### [DATA BLOCK]
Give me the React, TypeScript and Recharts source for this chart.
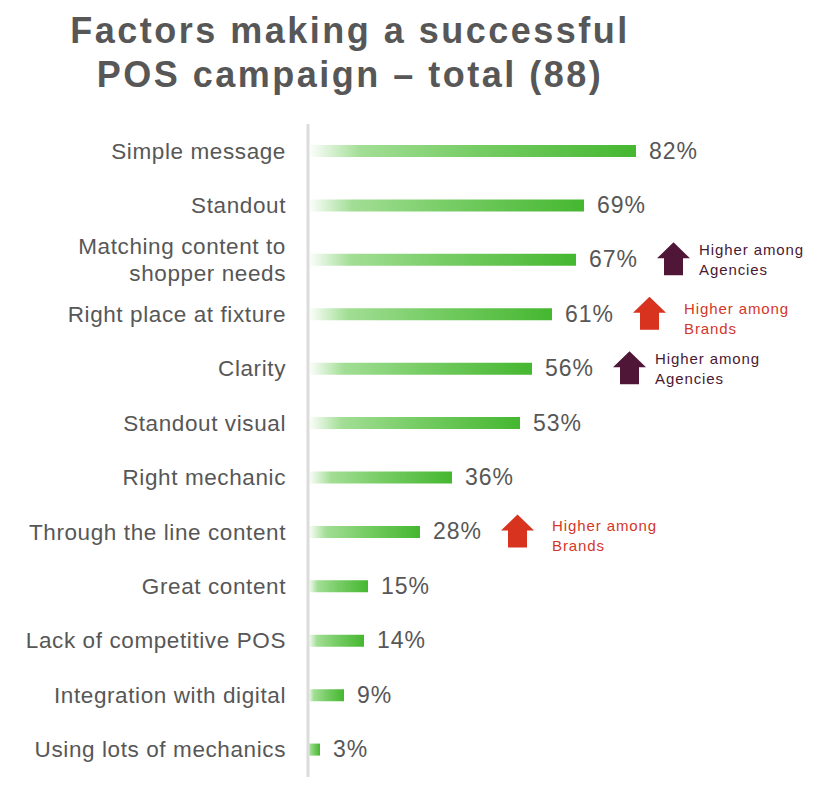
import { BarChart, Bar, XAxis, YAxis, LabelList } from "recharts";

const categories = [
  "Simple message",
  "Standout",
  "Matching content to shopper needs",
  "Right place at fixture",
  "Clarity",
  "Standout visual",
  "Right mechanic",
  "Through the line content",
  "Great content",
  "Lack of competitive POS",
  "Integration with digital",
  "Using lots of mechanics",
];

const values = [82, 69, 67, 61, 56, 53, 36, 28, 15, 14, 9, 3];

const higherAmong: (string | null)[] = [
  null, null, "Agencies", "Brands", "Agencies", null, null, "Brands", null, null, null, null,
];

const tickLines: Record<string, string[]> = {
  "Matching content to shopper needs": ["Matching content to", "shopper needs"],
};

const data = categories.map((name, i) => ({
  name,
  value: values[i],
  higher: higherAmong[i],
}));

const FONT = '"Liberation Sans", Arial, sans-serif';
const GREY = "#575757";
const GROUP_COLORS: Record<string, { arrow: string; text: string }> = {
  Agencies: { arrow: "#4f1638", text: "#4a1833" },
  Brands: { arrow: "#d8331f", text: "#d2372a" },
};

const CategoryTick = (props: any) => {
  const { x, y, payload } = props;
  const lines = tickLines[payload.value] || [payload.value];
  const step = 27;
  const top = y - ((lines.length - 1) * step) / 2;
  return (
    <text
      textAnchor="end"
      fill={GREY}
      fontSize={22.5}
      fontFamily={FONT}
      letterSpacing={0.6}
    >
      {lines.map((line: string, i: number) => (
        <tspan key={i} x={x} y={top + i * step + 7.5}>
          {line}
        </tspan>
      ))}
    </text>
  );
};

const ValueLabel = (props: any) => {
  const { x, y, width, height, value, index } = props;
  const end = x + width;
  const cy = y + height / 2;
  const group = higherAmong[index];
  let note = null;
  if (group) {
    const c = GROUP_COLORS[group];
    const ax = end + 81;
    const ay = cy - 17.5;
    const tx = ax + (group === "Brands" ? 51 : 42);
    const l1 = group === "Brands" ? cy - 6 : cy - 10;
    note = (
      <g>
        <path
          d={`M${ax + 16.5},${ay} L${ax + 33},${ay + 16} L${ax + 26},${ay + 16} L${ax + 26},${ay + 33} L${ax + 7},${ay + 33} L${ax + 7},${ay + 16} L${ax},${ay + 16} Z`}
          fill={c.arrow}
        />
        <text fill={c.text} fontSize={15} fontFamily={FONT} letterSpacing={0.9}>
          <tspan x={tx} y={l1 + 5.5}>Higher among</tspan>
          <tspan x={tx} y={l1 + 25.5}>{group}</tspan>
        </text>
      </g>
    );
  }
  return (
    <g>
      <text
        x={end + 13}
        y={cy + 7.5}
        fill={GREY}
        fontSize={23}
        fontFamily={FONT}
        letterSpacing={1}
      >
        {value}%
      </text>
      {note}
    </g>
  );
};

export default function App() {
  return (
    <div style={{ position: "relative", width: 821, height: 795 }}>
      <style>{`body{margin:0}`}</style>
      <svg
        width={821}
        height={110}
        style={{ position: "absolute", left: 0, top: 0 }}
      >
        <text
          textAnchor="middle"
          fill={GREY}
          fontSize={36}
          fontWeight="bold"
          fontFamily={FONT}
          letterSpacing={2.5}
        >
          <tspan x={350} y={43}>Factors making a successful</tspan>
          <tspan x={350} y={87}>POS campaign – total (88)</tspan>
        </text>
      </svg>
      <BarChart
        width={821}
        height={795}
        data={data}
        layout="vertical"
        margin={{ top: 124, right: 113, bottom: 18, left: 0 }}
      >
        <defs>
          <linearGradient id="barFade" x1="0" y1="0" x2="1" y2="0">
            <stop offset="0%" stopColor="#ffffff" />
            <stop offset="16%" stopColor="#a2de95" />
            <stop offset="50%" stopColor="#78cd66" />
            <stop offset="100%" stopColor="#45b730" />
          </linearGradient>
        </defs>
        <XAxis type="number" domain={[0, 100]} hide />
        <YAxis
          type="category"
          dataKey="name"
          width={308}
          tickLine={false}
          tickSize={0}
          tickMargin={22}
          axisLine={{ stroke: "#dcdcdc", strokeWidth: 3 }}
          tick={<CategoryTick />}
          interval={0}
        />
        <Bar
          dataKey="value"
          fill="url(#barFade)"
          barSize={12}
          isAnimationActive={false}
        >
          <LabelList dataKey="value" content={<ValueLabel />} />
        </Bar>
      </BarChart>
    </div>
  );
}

### [DESCRIPTION OF THE TASK]
From the first line above to the line containing "15, 14, 9, 3];", repeat each line exactly. Pictures stay out.

### [OUTPUT FOR THIS TASK]
Give me the React, TypeScript and Recharts source for this chart.
import { BarChart, Bar, XAxis, YAxis, LabelList } from "recharts";

const categories = [
  "Simple message",
  "Standout",
  "Matching content to shopper needs",
  "Right place at fixture",
  "Clarity",
  "Standout visual",
  "Right mechanic",
  "Through the line content",
  "Great content",
  "Lack of competitive POS",
  "Integration with digital",
  "Using lots of mechanics",
];

const values = [82, 69, 67, 61, 56, 53, 36, 28, 15, 14, 9, 3];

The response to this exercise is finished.